A concrete slab is a fundamental component of countless residential and light commercial projects, and its longevity hinges on one simple measurement: thickness. The four-inch slab is a standard starting point in residential construction, often cited as the minimum requirement for many applications. Determining if this thickness is appropriate for your project depends entirely on the intended load and use, which dictates the necessary strength and resistance to cracking. This article provides a guide to understanding when a four-inch slab is adequate and when you must increase the thickness to ensure decades of reliable performance.
Applications Where Four Inches is Sufficient
A four-inch slab provides sufficient strength for areas that will only experience light, non-vehicular traffic and static loads. This thickness is the standard and acceptable recommendation for pedestrian walkways, where the weight is distributed and minimal. Small patios and pool decks, which primarily support foot traffic and lightweight furniture, also fall into this category.

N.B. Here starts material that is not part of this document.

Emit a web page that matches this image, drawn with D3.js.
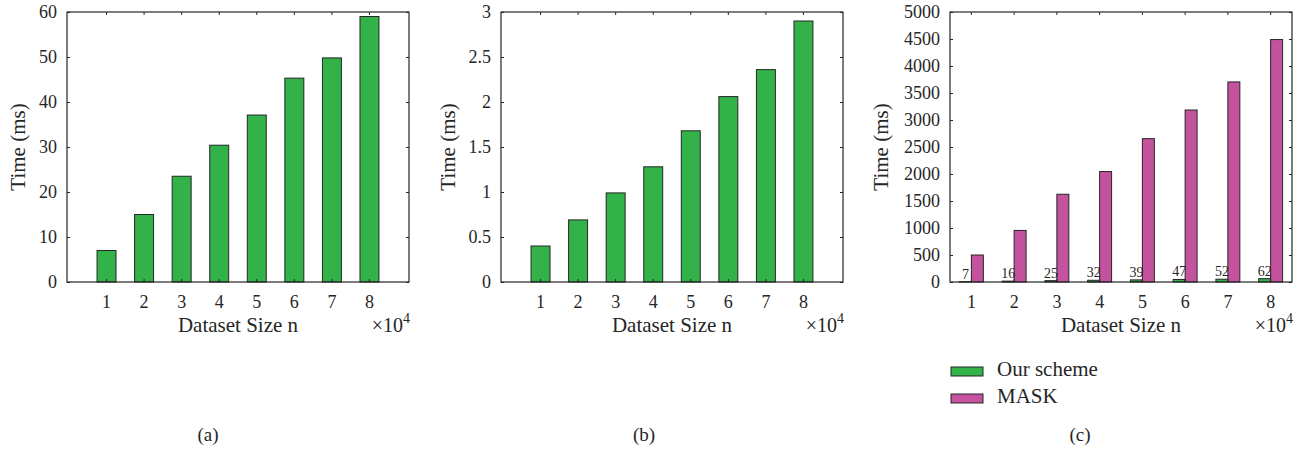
<!DOCTYPE html>
<html>
<head>
<meta charset="utf-8">
<script src="https://cdn.jsdelivr.net/npm/d3@7"></script>
<style>
  html, body { margin: 0; padding: 0; background: #fff; }
  svg { display: block; }
  text { font-family: "Liberation Serif", "Times New Roman", serif; fill: #262626; }
</style>
</head>
<body>
<svg id="chart" width="1309" height="454"></svg>
<script>
// ---------- data ----------
const categories = [1, 2, 3, 4, 5, 6, 7, 8];
const timeA = [7, 15, 23.5, 30.4, 37.1, 45.3, 49.8, 59];
const timeB = [0.4, 0.69, 0.99, 1.28, 1.68, 2.06, 2.36, 2.9];
const ourScheme = [7, 16, 25, 32, 39, 47, 52, 62];
const mask = [500, 955, 1625, 2045, 2655, 3185, 3705, 4490];
const yTicksA = [0, 10, 20, 30, 40, 50, 60];
const yTicksB = [0, 0.5, 1, 1.5, 2, 2.5, 3];
const yTicksC = [0, 500, 1000, 1500, 2000, 2500, 3000, 3500, 4000, 4500, 5000];
const seriesNames = ["Our scheme", "MASK"];
const panelLabels = ["(a)", "(b)", "(c)"];
const xTitle = "Dataset Size n";
const yTitle = "Time (ms)";

// ---------- styles ----------
const GREEN = "#33b24a";
const MAGENTA = "#c5529e";
const INK = "#262626";

const svg = d3.select("#chart");
const fmt = d3.format("~g");

function frame(g, x, y, box, yTicks, yTitleX) {
  const {left, right, top, bottom} = box;
  const xb = g.append("g").attr("transform", `translate(0,${bottom})`)
    .call(d3.axisBottom(x).tickSizeInner(-3).tickSizeOuter(0).tickPadding(13));
  const xt = g.append("g").attr("transform", `translate(0,${top})`)
    .call(d3.axisTop(x).tickSizeInner(-3).tickSizeOuter(0).tickFormat(""));
  const yl = g.append("g").attr("transform", `translate(${left},0)`)
    .call(d3.axisLeft(y).tickValues(yTicks).tickFormat(fmt).tickSizeInner(-3).tickSizeOuter(0).tickPadding(10));
  const yr = g.append("g").attr("transform", `translate(${right},0)`)
    .call(d3.axisRight(y).tickValues(yTicks).tickSizeInner(-3).tickSizeOuter(0).tickFormat(""));
  [xb, xt, yl, yr].forEach(a => {
    a.select(".domain").remove();
    a.selectAll("line").attr("stroke", INK).attr("stroke-width", 1);
    a.selectAll("text").attr("font-family", '"Liberation Serif", serif')
      .attr("font-size", 18).attr("fill", INK);
  });
  xb.selectAll("text").attr("dy", "0.71em");
  g.append("rect")
    .attr("x", left).attr("y", top)
    .attr("width", right - left).attr("height", bottom - top)
    .attr("fill", "none").attr("stroke", INK).attr("stroke-width", 1.2);
  g.append("text")
    .attr("x", (left + right) / 2).attr("y", bottom + 50)
    .attr("text-anchor", "middle").attr("font-size", 21).text(xTitle);
  const xe = g.append("text")
    .attr("x", right + 1).attr("y", bottom + 50)
    .attr("text-anchor", "end").attr("font-size", 20);
  xe.append("tspan").text("\u00d710");
  xe.append("tspan").attr("font-size", 14).attr("dy", -9).text("4");
  g.append("text")
    .attr("transform", `translate(${yTitleX},${(top + bottom) / 2}) rotate(-90)`)
    .attr("text-anchor", "middle").attr("font-size", 21).text(yTitle);
}

function panelSimple(box, values, yMax, yTicks, label, labelX, yTitleX) {
  const g = svg.append("g");
  const x = d3.scaleBand().domain(categories).range([box.left, box.right])
    .paddingInner(0.495).paddingOuter(0.8);
  const y = d3.scaleLinear().domain([0, yMax]).range([box.bottom, box.top]);
  g.selectAll("rect.bar").data(categories).join("rect")
    .attr("class", "bar")
    .attr("x", d => x(d))
    .attr("y", (d, i) => y(values[i]))
    .attr("width", x.bandwidth())
    .attr("height", (d, i) => y(0) - y(values[i]))
    .attr("fill", GREEN).attr("stroke", INK).attr("stroke-width", 1);
  frame(g, x, y, box, yTicks, yTitleX);
  g.append("text").attr("x", labelX).attr("y", 441)
    .attr("text-anchor", "middle").attr("font-size", 19).text(label);
}

panelSimple({left: 67, right: 409, top: 12, bottom: 282}, timeA, 60, yTicksA, panelLabels[0], 208, 25);
panelSimple({left: 501, right: 843, top: 12, bottom: 282}, timeB, 3, yTicksB, panelLabels[1], 644, 455);

// ---------- panel (c) ----------
(function () {
  const box = {left: 950, right: 1292, top: 12, bottom: 282};
  const g = svg.append("g");
  const x0 = d3.scaleBand().domain(categories).range([box.left, box.right])
    .paddingInner(0.44).paddingOuter(0.22);
  const x1 = d3.scaleBand().domain(seriesNames).range([0, x0.bandwidth()]).padding(0);
  const y = d3.scaleLinear().domain([0, 5000]).range([box.bottom, box.top]);
  const color = d3.scaleOrdinal().domain(seriesNames).range([GREEN, MAGENTA]);
  const rows = categories.map((c, i) => ({c, vals: [ourScheme[i], mask[i]]}));
  const grp = g.selectAll("g.grp").data(rows).join("g").attr("class", "grp")
    .attr("transform", d => `translate(${x0(d.c)},0)`);
  grp.selectAll("rect").data(d => d.vals.map((v, k) => ({k: seriesNames[k], v})))
    .join("rect")
    .attr("x", d => x1(d.k))
    .attr("y", d => y(d.v))
    .attr("width", x1.bandwidth())
    .attr("height", d => y(0) - y(d.v))
    .attr("fill", d => color(d.k)).attr("stroke", INK).attr("stroke-width", 1);
  grp.append("text")
    .attr("x", x1(seriesNames[0]) + x1.bandwidth() / 2)
    .attr("y", d => y(d.vals[0]) - 3)
    .attr("text-anchor", "middle").attr("font-size", 14)
    .text(d => d.vals[0]);
  frame(g, x0, y, box, yTicksC, 888);

  const leg = g.append("g");
  seriesNames.forEach((s, i) => {
    const yy = 367 + i * 27;
    leg.append("rect").attr("x", 951).attr("y", yy).attr("width", 32).attr("height", 9)
      .attr("fill", color(s)).attr("stroke", INK).attr("stroke-width", 1);
    leg.append("text").attr("x", 997).attr("y", yy + 9).attr("font-size", 21).text(s);
  });
  g.append("text").attr("x", 1080).attr("y", 441)
    .attr("text-anchor", "middle").attr("font-size", 19).text(panelLabels[2]);
})();
</script>
</body>
</html>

Shed floors intended for storage of lawn equipment, gardening supplies, or general household overflow can reliably use a four-inch slab. This assumes no heavy machinery or vehicles will be parked inside, keeping the load light and evenly distributed. For these low-impact applications, a properly prepared four-inch slab offers an ideal balance of durability and material cost.
Critical Factors Affecting Slab Performance
Slab performance is a system, and thickness is only one component of its overall strength. The foundation of any durable concrete slab is proper subgrade preparation, which involves excavating organic material and compacting the native soil until it is firm and uniform. Placing a four to six-inch layer of compactable granular base material, such as crushed stone, over the subgrade is standard practice to provide uniform support and improve drainage beneath the slab.
The quality of the concrete mix itself is also paramount, with most residential applications requiring a compressive strength of 3,000 to 4,000 PSI (pounds per square inch). Concrete strength is determined by the water-cement ratio, where a lower ratio results in stronger material. Reinforcement is another non-negotiable element, as materials like welded wire mesh or steel rebar grids increase the concrete’s tensile strength, helping to manage the inevitable cracking that occurs from drying shrinkage and thermal expansion.
Projects Requiring Greater Thickness
Four inches of concrete is often insufficient for any application involving frequent or concentrated heavy loads, which will lead to premature failure and cracking. Increasing the slab thickness significantly improves its load-bearing capacity; for example, going from a four-inch to a five-inch slab can increase the load capacity by approximately 50%. Residential driveways used by standard passenger cars and light SUVs should be a minimum of five inches thick to withstand the dynamic forces of vehicle movement and turning.
A six-inch slab is recommended for areas supporting heavy point loads, such as the pads beneath heavy machinery, commercial equipment, or recreational vehicles like large RVs. This increased thickness is also advisable in regions with expansive clay soils or extreme freeze-thaw cycles, which put additional stress on the concrete. For these high-stress environments, pairing the thicker slab with a robust reinforcement grid of steel rebar is necessary to prevent structural failure.